I first learned to appreciate the holiness of water when living in Oregon almost twenty years ago. I spent time there with Native Americans, and learned from their rituals of suffering, including the inipi, or the sweat lodge. The inipi is a low enclosed space. You must crawl on your hands and knees to enter. Inside it is very hot and steamy. You sit and sing and pray and suffer together; and there is an intensity to the prayer that is not always present in your average Sunday worship service. Now, I always joked that I had an advantage in the inipi coming from the Midwest. Those poor Northwesterners, I’d say. This is just like July in Chicago – unbearably hot and humid. But the truth is that I suffered as well and when I got out, I was grateful for a cool drink and even more grateful for a shower, an abundance of life-giving water flowing from the tap.

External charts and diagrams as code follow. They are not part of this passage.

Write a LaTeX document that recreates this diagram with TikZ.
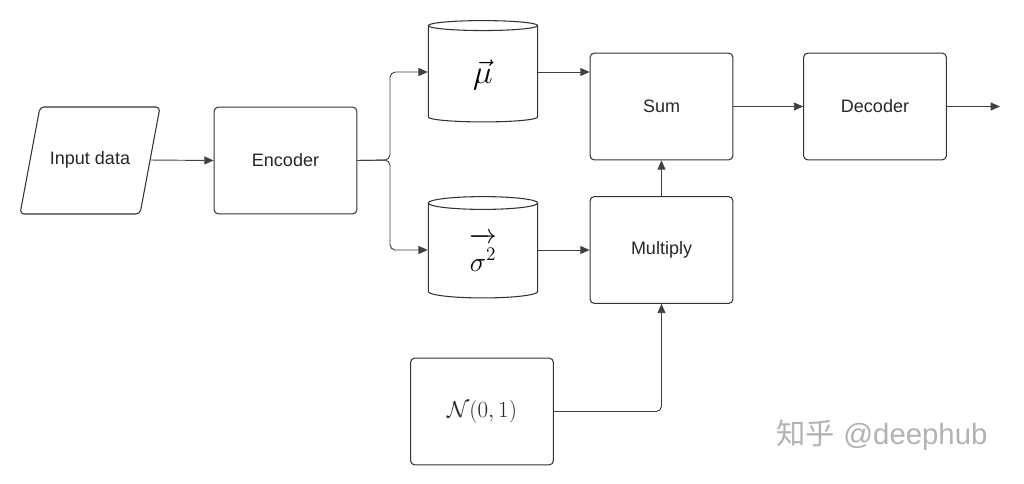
\documentclass[tikz,border=0pt]{standalone}
\usepackage{fontspec}
\setmainfont{Liberation Sans}
\newfontfamily\cjk{Noto Sans CJK SC}
\usepackage{amsmath}
\usetikzlibrary{arrows.meta,shapes.geometric}
\begin{document}
\begin{tikzpicture}[x=0.75pt,y=-0.75pt,
  box/.style={draw=black!80,rounded corners=3pt,line width=0.8pt,minimum width=107pt,minimum height=80pt,font=\fontsize{13.5}{15}\selectfont,text=black!85},
  cyl/.style={cylinder,shape border rotate=90,draw=black!80,line width=0.8pt,minimum width=82pt,minimum height=76pt,aspect=0.35},
  arr/.style={draw=black!75,line width=0.7pt,-{Triangle[length=7pt,width=6pt]}}]
\useasboundingbox (0,0) rectangle (1024,483);
\node[minimum width=105pt,minimum height=80pt,font=\fontsize{13.5}{15}\selectfont,text=black!85] (in) at (90,160) {Input data};
\draw[draw=black!80,line width=0.8pt,rounded corners=3pt] (40,107) -- (160,107) -- (140,214) -- (20,214) -- cycle;
\node[box] (enc) at (285.5,160.5) {Encoder};
\node[cyl] (mu) at (483,75) {\fontsize{32}{34}\selectfont$\vec{\mu}$};
\node[cyl] (sg) at (483,252) {\fontsize{22}{26}\selectfont$\overrightarrow{\rule{0pt}{0.95em}\sigma^2}$};
\node[box] (sum) at (661.5,106.5) {Sum};
\node[box] (mul) at (661.5,250) {Multiply};
\node[box] (dec) at (875,106.5) {Decoder};
\node[box] (n) at (482,411.5) {\fontsize{17}{20}\selectfont$\mathcal{N}(0,1)$};
\coordinate (br) at (390,160);
\coordinate (out) at (1000,106.5);
\draw[arr] (150,160) -- (enc.west);
\draw[arr,rounded corners=4pt] (enc.east) -- (br) |- (mu.west|-0,72);
\draw[arr,rounded corners=4pt] (enc.east) -- (br) |- (sg.west|-0,250);
\draw[arr] (mu.east|-0,72) -- (sum.west|-0,72);
\draw[arr] (sg.east|-0,250) -- (mul.west);
\draw[arr] (mul.north) -- (sum.south);
\draw[arr,rounded corners=4pt] (n.east) -| (mul.south);
\draw[arr] (sum.east) -- (dec.west);
\draw[arr] (dec.east) -- (out);
\node[text=black!30,font=\fontsize{22}{24}\selectfont] (wm) at (882,435) {{\cjk 知乎} @deephub};
\end{tikzpicture}
\end{document}
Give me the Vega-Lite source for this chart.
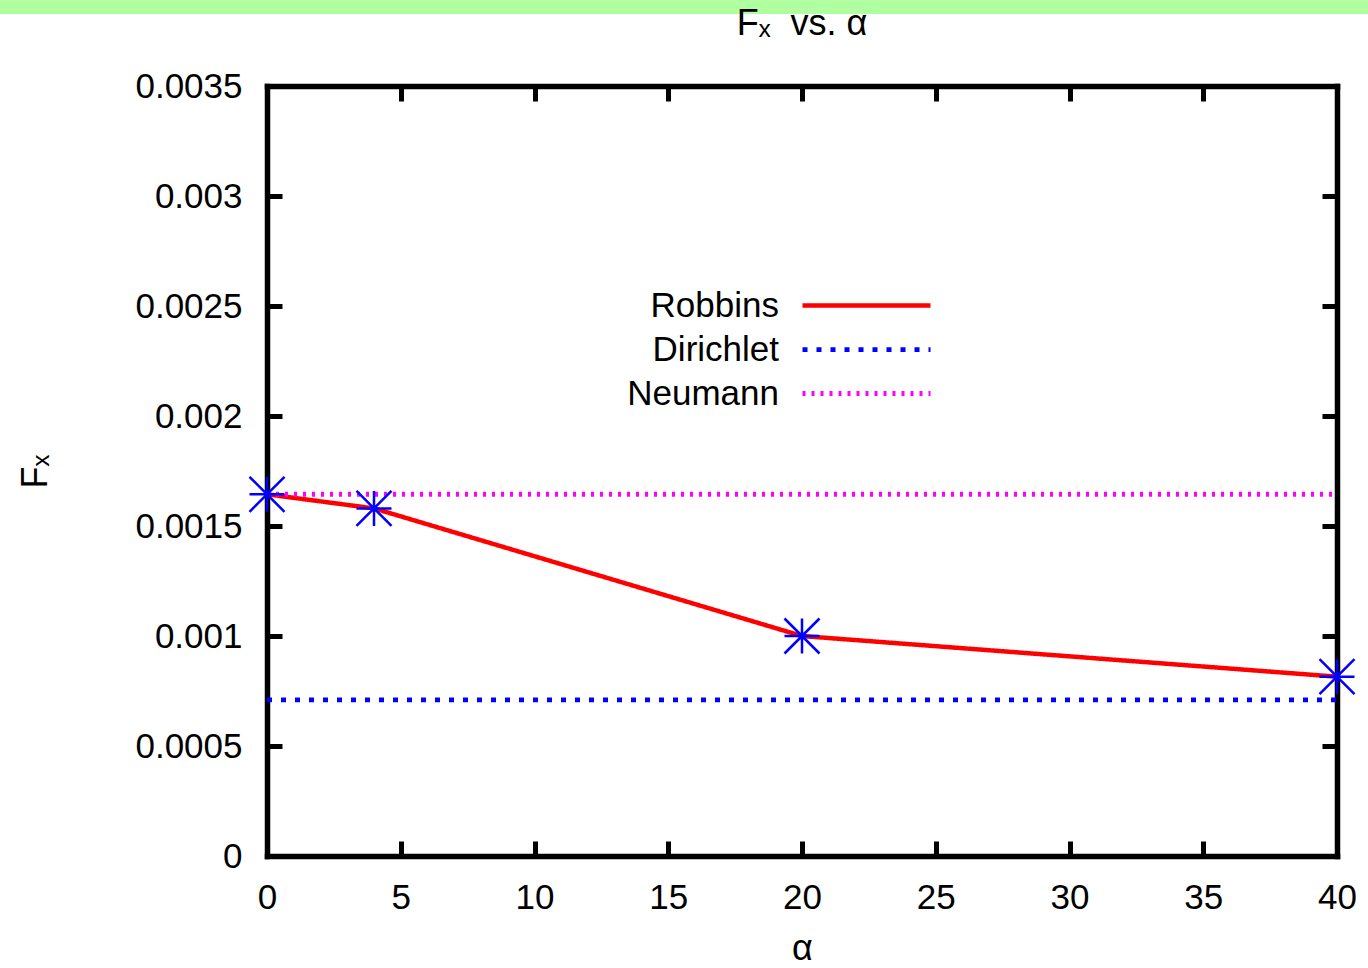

My mother used to say, “Why do you do that? You don’t need to go looking for suffering. There’s plenty of suffering in the world. Suffering will find you.” I know that is true. There is no shortage of suffering in the world. But the inipi teaches us to suffer well, which is worth learning. The sweat lodge, they say, is to prepare you for the big sweat lodge, which is out here. In our Christian tradition, we used to have rituals of suffering – fasting and penitence. But these have long gone out of fashion and the goal of our culture and our faith has become avoidance of suffering as much as possible.

There is a clarity that comes from suffering, a stripping away of all that is unnecessary, and we see the life that really is life. It is in our suffering that we understand what is our true joy.